Une vraie information doit en effet s'adapter à la situation réelle de chaque femme enceinte. L'amendement de la sénatrice Payet déjà cité doit-il être lu comme une façon de rétablir la marge de manœuvre du médecin ? Ou sera-t-il tenu pour rien ?
Notre crainte réside bien dans l'obligation d'information qui pèse sur les médecins et les sages-femmes qui doivent proposer les tests de DPN à toute femme enceinte . Le projet de loi en l'état risque donc de donner force de loi à l'arrêté ministériel du 23 juin 2009, faisant fi de l'indignation de nombreuses personnalités morales, professionnelles et associatives qui se sont exprimées depuis deux ans. Ce serait offrir pour la première fois une assise légale aux pratiques eugéniques prénatales, et ce en rupture totale avec la législation de 2004. L'eugénisme de fait deviendrait un eugénisme de droit, institutionnalisé par l'Etat et en contradiction flagrante avec l'article 16-4 du Code civil.
Que faire ?
Afin de demeurer en cohérence avec la loi du 6 août 2004 relative à la bioéthique, avec le code de déontologie médicale, lui-même intégré au code de la santé publique, avec le Code civil lui-même qui proscrit toute sélection des individus, avec les différentes mesures positives apportées par les parlementaires de la majorité depuis plusieurs mois, nous proposerions volontiers à la prochaine commission mixte paritaire qui sera chargée à partir du 15 juin de valider définitivement la rédaction de l'article 9 de réfléchir à la formulation suivante :
Une information relative à des examens de biologie médicale et/ou d'imagerie, loyale, claire et adaptée à sa situation, peut être proposée, dans le respect des articles R. 4127-8 et R. 4127-35 du code de la santé publique, à la femme enceinte au cours d'une consultation médicale dans le but de rechercher si l'embryon ou le fœtus présente une affection d'une particulière gravité.

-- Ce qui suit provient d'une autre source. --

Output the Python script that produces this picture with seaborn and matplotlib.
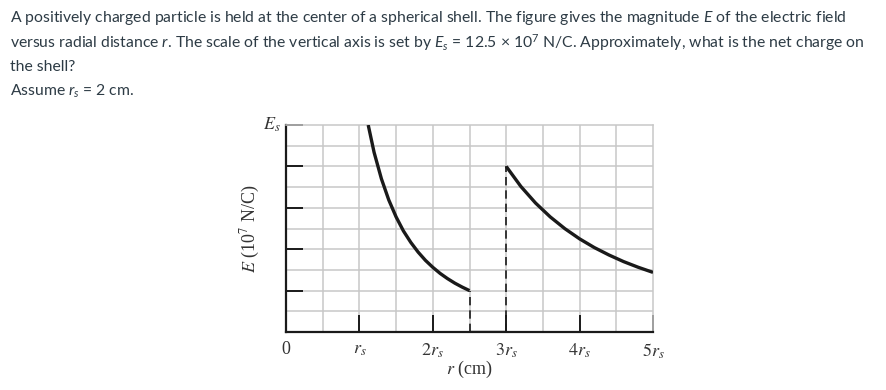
import matplotlib
matplotlib.use("Agg")
import matplotlib.pyplot as plt
import seaborn as sns
import pandas as pd

# values (r in units of r_s, E in units of E_s)
r_inner = [1.12, 1.2, 1.3, 1.4, 1.5, 1.6, 1.7, 1.8, 1.9, 2.0, 2.1, 2.2, 2.3, 2.4, 2.5]
e_inner = [1.0, 0.868, 0.740, 0.638, 0.556, 0.488, 0.433, 0.386, 0.346, 0.3125, 0.283, 0.258, 0.236, 0.217, 0.2]
r_shell = [2.5, 3.0]
e_shell = [0.0, 0.0]
r_outer = [3.0, 3.2, 3.4, 3.6, 3.8, 4.0, 4.2, 4.4, 4.6, 4.8, 5.0]
e_outer = [0.8, 0.703, 0.623, 0.556, 0.499, 0.45, 0.408, 0.372, 0.340, 0.3125, 0.288]
x_ticks = [0, 1, 2, 3, 4, 5]
x_labels = ["0", "$r_s$", "$2r_s$", "$3r_s$", "$4r_s$", "$5r_s$"]
y_major = [0.2, 0.4, 0.6, 0.8, 1.0]

question = [
    "A positively charged particle is held at the center of a spherical shell. The figure gives the magnitude $E$ of the electric field",
    "versus radial distance $r$. The scale of the vertical axis is set by $E_s$ = 12.5 \u00d7 10$^7$ N/C. Approximately, what is the net charge on",
    "the shell?",
    "Assume $r_s$ = 2 cm.",
]

sns.set_style("white")
plt.rcParams["font.family"] = ["Lato", "DejaVu Sans"]
plt.rcParams["mathtext.fontset"] = "custom"
plt.rcParams["mathtext.rm"] = "Lato"
plt.rcParams["mathtext.it"] = "Lato:italic"

fig = plt.figure(figsize=(8.86, 3.90), dpi=100)
txt_color = "#2d3b45"
for i, line in enumerate(question):
    fig.text(10 / 886, 1 - (18 + 24.5 * i) / 390, line, fontsize=11.3, color=txt_color,
             va="center", ha="left")

ax = fig.add_axes([286 / 886, 58 / 390, 367 / 886, 207 / 390])
ax.set_xlim(0, 5)
ax.set_ylim(0, 1)

# grid
grid_c = "#c8c8c8"
for i in range(1, 10):
    ax.axvline(i * 0.5, color=grid_c, lw=1.1, zorder=0)
    ax.axhline(i * 0.1, color=grid_c, lw=1.1, zorder=0)

df_in = pd.DataFrame({"r": r_inner, "E": e_inner})
df_sh = pd.DataFrame({"r": r_shell, "E": e_shell})
df_out = pd.DataFrame({"r": r_outer, "E": e_outer})
for d in (df_in, df_sh, df_out):
    sns.lineplot(data=d, x="r", y="E", ax=ax, color="#1a1a1a", lw=2.4, sort=False,
                 solid_capstyle="butt", zorder=3)

# dashed jumps at the shell edges
ax.plot([r_inner[-1], r_inner[-1]], [0, e_inner[-1]], color="#1a1a1a", lw=1.2,
        ls=(0, (5, 3)), zorder=2)
ax.plot([r_outer[0], r_outer[0]], [0, e_outer[0]], color="#1a1a1a", lw=1.2,
        ls=(0, (5, 3)), zorder=2)

for s in ("top", "right"):
    ax.spines[s].set_color(grid_c)
    ax.spines[s].set_linewidth(1.1)
for s in ("left", "bottom"):
    ax.spines[s].set_color("#1a1a1a")
    ax.spines[s].set_linewidth(1.6)

lab_c = "#333333"
ax.set_xticks(x_ticks)
ax.set_xticklabels([])
ax.set_yticks(y_major)
ax.set_yticklabels([])
ax.tick_params(axis="both", direction="in", length=12, width=1.4, color="#1a1a1a",
               pad=0, left=True, bottom=True)
for x, lab in zip(x_ticks, x_labels):
    ax.text(x, -0.045, lab, ha="center", va="top", fontsize=13, color=lab_c,
            math_fontfamily="stix", family="Liberation Serif")
ax.text(-0.07, 1.0, "$E_s$", ha="right", va="center", fontsize=13, color=lab_c,
        math_fontfamily="stix")
ax.set_xlabel("$r$ (cm)", fontsize=13, family="Liberation Serif", color=lab_c,
              labelpad=19, math_fontfamily="stix")
ax.set_ylabel("$E$ (10$^7$ N/C)", fontsize=13, family="Liberation Serif", color=lab_c,
              labelpad=17, math_fontfamily="stix")

fig.savefig("out.png", dpi=100)
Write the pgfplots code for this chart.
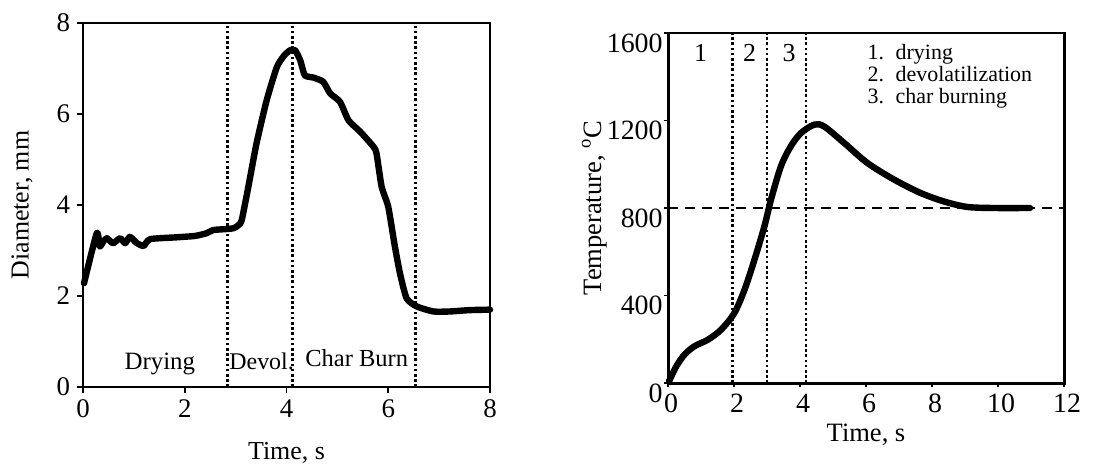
\documentclass[border=0pt]{standalone}
\usepackage{fontspec}
\setmainfont{Liberation Serif}
\usepackage{pgfplots}
\pgfplotsset{compat=1.18}
\begin{document}
\begin{tikzpicture}[x=1bp,y=1bp]
\useasboundingbox (0,0) rectangle (546.5,232.5);
% ---------------- left: diameter ----------------
\begin{axis}[
  at={(41.5bp,39bp)}, anchor=south west,
  width=203.5bp, height=182bp, scale only axis,
  xmin=0, xmax=8, ymin=0, ymax=8,
  xtick={0,2,4,6,8}, ytick={0,2,4,6,8},
  xtick pos=bottom, ytick pos=left,
  tick align=outside, major tick length=3bp,
  axis line style={line width=1.4pt},
  tick style={line width=0.9pt, black},
  ticklabel style={font=\fontsize{13.5}{15}\selectfont},
  /pgf/number format/assume math mode=true,
  xlabel={Time, s}, ylabel={Diameter, mm},
  label style={font=\fontsize{13}{15}\selectfont},
  xlabel style={at={(axis description cs:0.5,-0.18)}, anchor=center},
  ylabel style={at={(axis description cs:-0.15,0.5)}, anchor=center},
  clip=false,
]
\addplot[black, line width=3.2bp, line join=round, line cap=round, smooth, tension=0.35] coordinates {
(0.02,2.28) (0.27,3.38) (0.33,3.09) (0.40,3.20) (0.47,3.27) (0.54,3.20) (0.60,3.16)
(0.73,3.27) (0.83,3.16) (0.92,3.30) (1.05,3.17) (1.19,3.10) (1.32,3.25) (1.84,3.29)
(2.20,3.32) (2.43,3.38) (2.56,3.45) (2.80,3.47) (2.96,3.49) (3.05,3.55) (3.12,3.67)
(3.25,4.40) (3.41,5.35) (3.61,6.30) (3.81,7.03) (3.95,7.28) (4.07,7.40) (4.17,7.40)
(4.27,7.18) (4.36,6.85) (4.53,6.80) (4.72,6.71) (4.86,6.45) (5.05,6.27) (5.22,5.86)
(5.45,5.61) (5.71,5.28) (5.77,5.13) (5.87,4.40) (6.00,3.96) (6.13,3.09) (6.23,2.50)
(6.36,1.95) (6.56,1.77) (6.89,1.66) (7.21,1.66) (7.60,1.69) (8.00,1.70)
};
\addplot[black, line width=1.3bp, dash pattern=on 1.3bp off 1.3bp] coordinates {(2.84,0) (2.84,8)};
\addplot[black, line width=1.3bp, dash pattern=on 1.3bp off 1.3bp] coordinates {(4.12,0) (4.12,8)};
\addplot[black, line width=1.3bp, dash pattern=on 1.3bp off 1.3bp] coordinates {(6.53,0) (6.53,8)};
\node[anchor=base, font=\fontsize{12.5}{14}\selectfont] at (axis cs:1.51,0.38) {Drying};
\node[anchor=base, font=\fontsize{12}{14}\selectfont] at (axis cs:3.51,0.39) {Devol.};
\node[anchor=base, font=\fontsize{12.3}{14}\selectfont] at (axis cs:5.38,0.45) {Char Burn};
\end{axis}
% ---------------- right: temperature ----------------
\begin{axis}[
  at={(334bp,41bp)}, anchor=south west,
  width=198bp, height=175bp, scale only axis,
  xmin=0, xmax=12, ymin=0, ymax=1600,
  xtick={0,2,4,6,8,10,12}, ytick={0,400,800,1200,1600},
  xtick pos=bottom, ytick pos=left,
  tick align=outside, major tick length=2bp,
  axis line style={line width=1.5pt},
  tick style={line width=0.8pt, black},
  ticklabel style={font=\fontsize{14}{16}\selectfont},
  yticklabel style={inner sep=0.5bp, yshift=-5bp},
  xticklabel style={xshift=1.5bp},
  /pgf/number format/assume math mode=true,
  /pgf/number format/1000 sep={},
  xlabel={Time, s}, ylabel={Temperature, \textsuperscript{o}C},
  label style={font=\fontsize{13.3}{15}\selectfont},
  xlabel style={at={(axis description cs:0.5,-0.149)}, anchor=center},
  ylabel style={at={(axis description cs:-0.186,0.5)}, anchor=center},
  clip=false,
]
\addplot[black, line width=1.2bp, dash pattern=on 5bp off 3.5bp] coordinates {(0,800) (12,800)};
\addplot[black, line width=1.3bp, dash pattern=on 1.3bp off 1.3bp] coordinates {(1.95,0) (1.95,1600)};
\addplot[black, line width=1.3bp, dash pattern=on 1.3bp off 1.3bp] coordinates {(3.0,0) (3.0,1600)};
\addplot[black, line width=1.3bp, dash pattern=on 1.3bp off 1.3bp] coordinates {(4.18,0) (4.18,1600)};
\addplot[black, line width=3.2bp, smooth, tension=0.5, line cap=round] coordinates {
(0.03,8) (0.25,76) (0.5,130) (0.8,168) (1.21,198) (1.61,244) (2.01,320) (2.32,427)
(2.62,564) (2.92,716) (3.12,838) (3.42,990) (3.72,1082) (4.03,1143) (4.43,1181)
(4.73,1173) (5.34,1097) (6.04,1006) (6.85,930) (7.65,869) (8.36,830) (9.06,805)
(9.87,800) (10.97,800)
};
\node[anchor=center, font=\fontsize{13}{15}\selectfont] at (axis cs:0.99,1509) {1};
\node[anchor=center, font=\fontsize{13}{15}\selectfont] at (axis cs:2.47,1509) {2};
\node[anchor=center, font=\fontsize{13}{15}\selectfont] at (axis cs:3.67,1509) {3};
\node[anchor=base west, inner sep=0pt, font=\fontsize{11}{12}\selectfont] at (axis cs:6.04,1478) {\makebox[14bp][l]{1.}drying};
\node[anchor=base west, inner sep=0pt, font=\fontsize{11}{12}\selectfont] at (axis cs:6.04,1379) {\makebox[14bp][l]{2.}devolatilization};
\node[anchor=base west, inner sep=0pt, font=\fontsize{11}{12}\selectfont] at (axis cs:6.04,1280) {\makebox[14bp][l]{3.}char burning};
\end{axis}
\end{tikzpicture}
\end{document}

Nous attendons de nos élus un signal fort qui traduise le changement de regard de la société sur les enfants à naître porteurs de handicaps.
[1] Jean-Yves Nau, La France au risque de l'eugénisme ? , Grand entretien du Pr Sicard, Le Monde, 5 février 2007.
[2] François Fillon, Lettre de mission du Conseil d'Etat sur la réalisation d'une étude préalable au réexamen de la loi relative à la bioéthique, n. 206/08/SG, 11 février 2008.
[3] Conseil d'Etat, La révision des lois de bioéthique, La documentation française, mai 2009, p. 40.
[4] Rapport final, Etats généraux de la bioéthique, 1er juillet 2009, pp. 40-41.
[5] Sylvie Dellus, Le dépistage de la trisomie 21. On en fait trop ? , La question du mois, Santé magazine, septembre 2010.
[6] Dr Patrick Leblanc, Un amendement qui renforce le droit d'information du patient et la liberté du médecin , Le Quotidien du Médecin, 15 mars 2011.